> [THE REQUEST] Make an exact copy of the records, with the pictures left out.

> [RECORDS FOR THE EXERCISE]

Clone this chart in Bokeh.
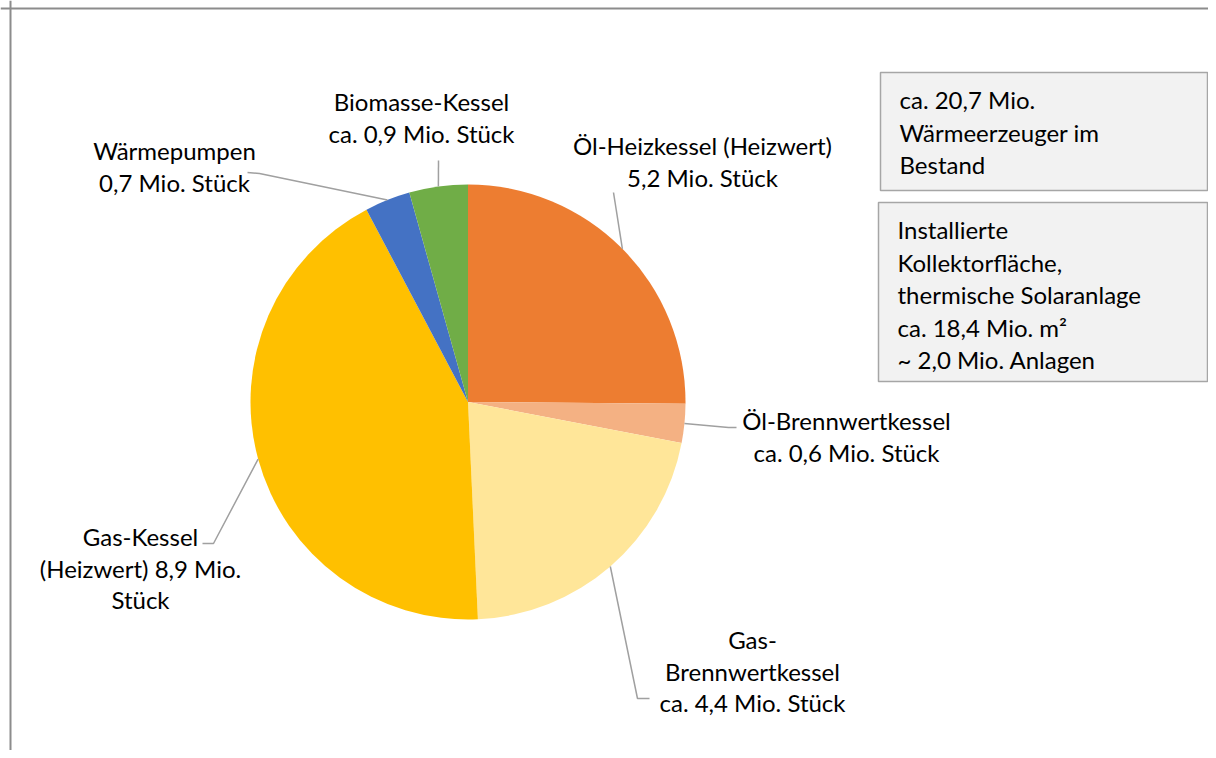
import math
from bokeh.plotting import figure
from bokeh.models import Range1d, Span
from bokeh.core.properties import value
from bokeh.embed import file_html
from bokeh.resources import INLINE

# ---- data ----
categories = ["Öl-Heizkessel (Heizwert)", "Öl-Brennwertkessel", "Gas-Brennwertkessel",
              "Gas-Kessel (Heizwert)", "Wärmepumpen", "Biomasse-Kessel"]
values = [5.2, 0.6, 4.4, 8.9, 0.7, 0.9]
colors = ["#ED7D31", "#F4B183", "#FFE699", "#FFC000", "#4472C4", "#70AD47"]
label_lines = [
    ["Öl-Heizkessel (Heizwert)", "5,2 Mio. Stück"],
    ["Öl-Brennwertkessel", "ca. 0,6 Mio. Stück"],
    ["Gas-", "Brennwertkessel", "ca. 4,4 Mio. Stück"],
    ["Gas-Kessel", "(Heizwert) 8,9 Mio.", "Stück"],
    ["Wärmepumpen", "0,7 Mio. Stück"],
    ["Biomasse-Kessel", "ca. 0,9 Mio. Stück"],
]
box1_lines = ["ca. 20,7 Mio.", "Wärmeerzeuger im", "Bestand"]
box2_lines = ["Installierte", "Kollektorfläche,", "thermische Solaranlage",
              "ca. 18,4 Mio. m²", "~ 2,0 Mio. Anlagen"]

# ---- layout (picture pixel positions) ----
W, H = 1208, 750
def X(px): return px
def Y(py): return H - py

CX, CY, R = 467.5, 401.5, 217.5
FONT = "Lato"
FS = "24px"
LH = 31.5

# label anchor: center x, first line center y
label_pos = [(702, 145), (846, 420), (752, 639), (140, 536), (174, 150), (421, 101)]
# leader line bends / ends after the pie-edge start point
leader_pts = [
    [(613, 192)],
    [(728, 427), (736, 427)],
    [(637, 698), (649, 698)],
    [(213, 543), (202, 543)],
    [(259, 173), (247, 172)],
    [(438, 160)],
]

p = figure(width=W, height=H, output_backend="svg", toolbar_location=None,
           x_range=Range1d(0, W), y_range=Range1d(0, H), min_border=0)
p.axis.visible = False
p.grid.visible = False
p.outline_line_color = None
p.background_fill_color = "white"
p.border_fill_color = "white"

# chart border (top + left only visible)
p.add_layout(Span(location=Y(8), dimension="width", line_color="#8C8C8C", line_width=2))
p.add_layout(Span(location=X(10), dimension="height", line_color="#8C8C8C", line_width=2))

total = sum(values)
starts, ends, mids = [], [], []
cum = 0.0
for v in values:
    a0 = math.pi / 2 - 2 * math.pi * cum / total
    cum += v
    a1 = math.pi / 2 - 2 * math.pi * cum / total
    starts.append(a0)
    ends.append(a1)
    mids.append((a0 + a1) / 2)

p.wedge(x=[X(CX)] * len(values), y=[Y(CY)] * len(values), radius=R,
        start_angle=starts, end_angle=ends, direction="clock",
        fill_color=colors, line_color=None)

# leader lines
xs, ys = [], []
for m, pts in zip(mids, leader_pts):
    sx = X(CX) + R * math.cos(m)
    sy = Y(CY) + R * math.sin(m)
    xs.append([sx] + [X(a) for a, b in pts])
    ys.append([sy] + [Y(b) for a, b in pts])
p.multi_line(xs=xs, ys=ys, line_color="#A0A0A0", line_width=1.5)

# labels
tx, ty, tt = [], [], []
for (lx, ly), lines in zip(label_pos, label_lines):
    for i, t in enumerate(lines):
        tx.append(X(lx)); ty.append(Y(ly + i * LH)); tt.append(t)
p.text(x=tx, y=ty, text=tt, text_align="center", text_baseline="middle",
       text_font=value(FONT), text_font_size=FS, text_color="#000000")

# info boxes
p.quad(left=[X(880), X(878)], right=[X(1207), X(1207)],
       top=[Y(72), Y(202)], bottom=[Y(190), Y(381)],
       fill_color="#F2F2F2", line_color="#A6A6A6", line_width=1.5)

bx, by, bt = [], [], []
for i, t in enumerate(box1_lines):
    bx.append(X(899)); by.append(Y(99 + i * 32.5)); bt.append(t)
for i, t in enumerate(box2_lines):
    bx.append(X(897)); by.append(Y(229 + i * 32.5)); bt.append(t)
p.text(x=bx, y=by, text=bt, text_align="left", text_baseline="middle",
       text_font=value(FONT), text_font_size=FS, text_color="#000000")

open("out.html", "w").write(file_html(p, INLINE))
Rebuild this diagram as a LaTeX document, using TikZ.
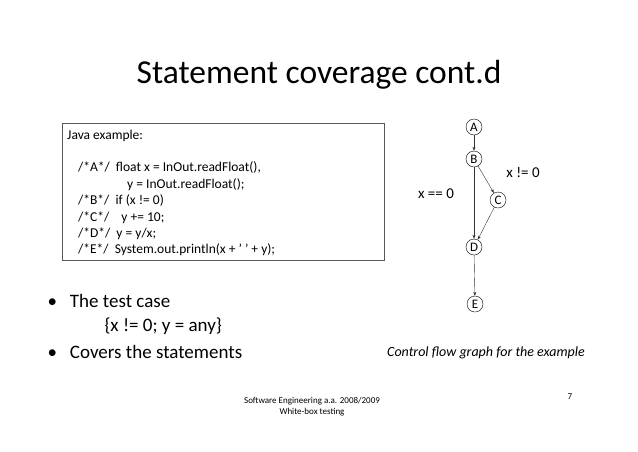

> [IN RESPONSE]
Clone this chart in Bokeh.
import math
from bokeh.plotting import figure
from bokeh.models import Range1d, Span
from bokeh.core.properties import value
from bokeh.embed import file_html
from bokeh.resources import INLINE

# ---- data ----
categories = ["Öl-Heizkessel (Heizwert)", "Öl-Brennwertkessel", "Gas-Brennwertkessel",
              "Gas-Kessel (Heizwert)", "Wärmepumpen", "Biomasse-Kessel"]
values = [5.2, 0.6, 4.4, 8.9, 0.7, 0.9]
colors = ["#ED7D31", "#F4B183", "#FFE699", "#FFC000", "#4472C4", "#70AD47"]
label_lines = [
    ["Öl-Heizkessel (Heizwert)", "5,2 Mio. Stück"],
    ["Öl-Brennwertkessel", "ca. 0,6 Mio. Stück"],
    ["Gas-", "Brennwertkessel", "ca. 4,4 Mio. Stück"],
    ["Gas-Kessel", "(Heizwert) 8,9 Mio.", "Stück"],
    ["Wärmepumpen", "0,7 Mio. Stück"],
    ["Biomasse-Kessel", "ca. 0,9 Mio. Stück"],
]
box1_lines = ["ca. 20,7 Mio.", "Wärmeerzeuger im", "Bestand"]
box2_lines = ["Installierte", "Kollektorfläche,", "thermische Solaranlage",
              "ca. 18,4 Mio. m²", "~ 2,0 Mio. Anlagen"]

# ---- layout (picture pixel positions) ----
W, H = 1208, 750
def X(px): return px
def Y(py): return H - py

CX, CY, R = 467.5, 401.5, 217.5
FONT = "Lato"
FS = "24px"
LH = 31.5

# label anchor: center x, first line center y
label_pos = [(702, 145), (846, 420), (752, 639), (140, 536), (174, 150), (421, 101)]
# leader line bends / ends after the pie-edge start point
leader_pts = [
    [(613, 192)],
    [(728, 427), (736, 427)],
    [(637, 698), (649, 698)],
    [(213, 543), (202, 543)],
    [(259, 173), (247, 172)],
    [(438, 160)],
]

p = figure(width=W, height=H, output_backend="svg", toolbar_location=None,
           x_range=Range1d(0, W), y_range=Range1d(0, H), min_border=0)
p.axis.visible = False
p.grid.visible = False
p.outline_line_color = None
p.background_fill_color = "white"
p.border_fill_color = "white"

# chart border (top + left only visible)
p.add_layout(Span(location=Y(8), dimension="width", line_color="#8C8C8C", line_width=2))
p.add_layout(Span(location=X(10), dimension="height", line_color="#8C8C8C", line_width=2))

total = sum(values)
starts, ends, mids = [], [], []
cum = 0.0
for v in values:
    a0 = math.pi / 2 - 2 * math.pi * cum / total
    cum += v
    a1 = math.pi / 2 - 2 * math.pi * cum / total
    starts.append(a0)
    ends.append(a1)
    mids.append((a0 + a1) / 2)

p.wedge(x=[X(CX)] * len(values), y=[Y(CY)] * len(values), radius=R,
        start_angle=starts, end_angle=ends, direction="clock",
        fill_color=colors, line_color=None)

# leader lines
xs, ys = [], []
for m, pts in zip(mids, leader_pts):
    sx = X(CX) + R * math.cos(m)
    sy = Y(CY) + R * math.sin(m)
    xs.append([sx] + [X(a) for a, b in pts])
    ys.append([sy] + [Y(b) for a, b in pts])
p.multi_line(xs=xs, ys=ys, line_color="#A0A0A0", line_width=1.5)

# labels
tx, ty, tt = [], [], []
for (lx, ly), lines in zip(label_pos, label_lines):
    for i, t in enumerate(lines):
        tx.append(X(lx)); ty.append(Y(ly + i * LH)); tt.append(t)
p.text(x=tx, y=ty, text=tt, text_align="center", text_baseline="middle",
       text_font=value(FONT), text_font_size=FS, text_color="#000000")

# info boxes
p.quad(left=[X(880), X(878)], right=[X(1207), X(1207)],
       top=[Y(72), Y(202)], bottom=[Y(190), Y(381)],
       fill_color="#F2F2F2", line_color="#A6A6A6", line_width=1.5)

bx, by, bt = [], [], []
for i, t in enumerate(box1_lines):
    bx.append(X(899)); by.append(Y(99 + i * 32.5)); bt.append(t)
for i, t in enumerate(box2_lines):
    bx.append(X(897)); by.append(Y(229 + i * 32.5)); bt.append(t)
p.text(x=bx, y=by, text=bt, text_align="left", text_baseline="middle",
       text_font=value(FONT), text_font_size=FS, text_color="#000000")

open("out.html", "w").write(file_html(p, INLINE))
Rebuild this diagram as a LaTeX document, using TikZ.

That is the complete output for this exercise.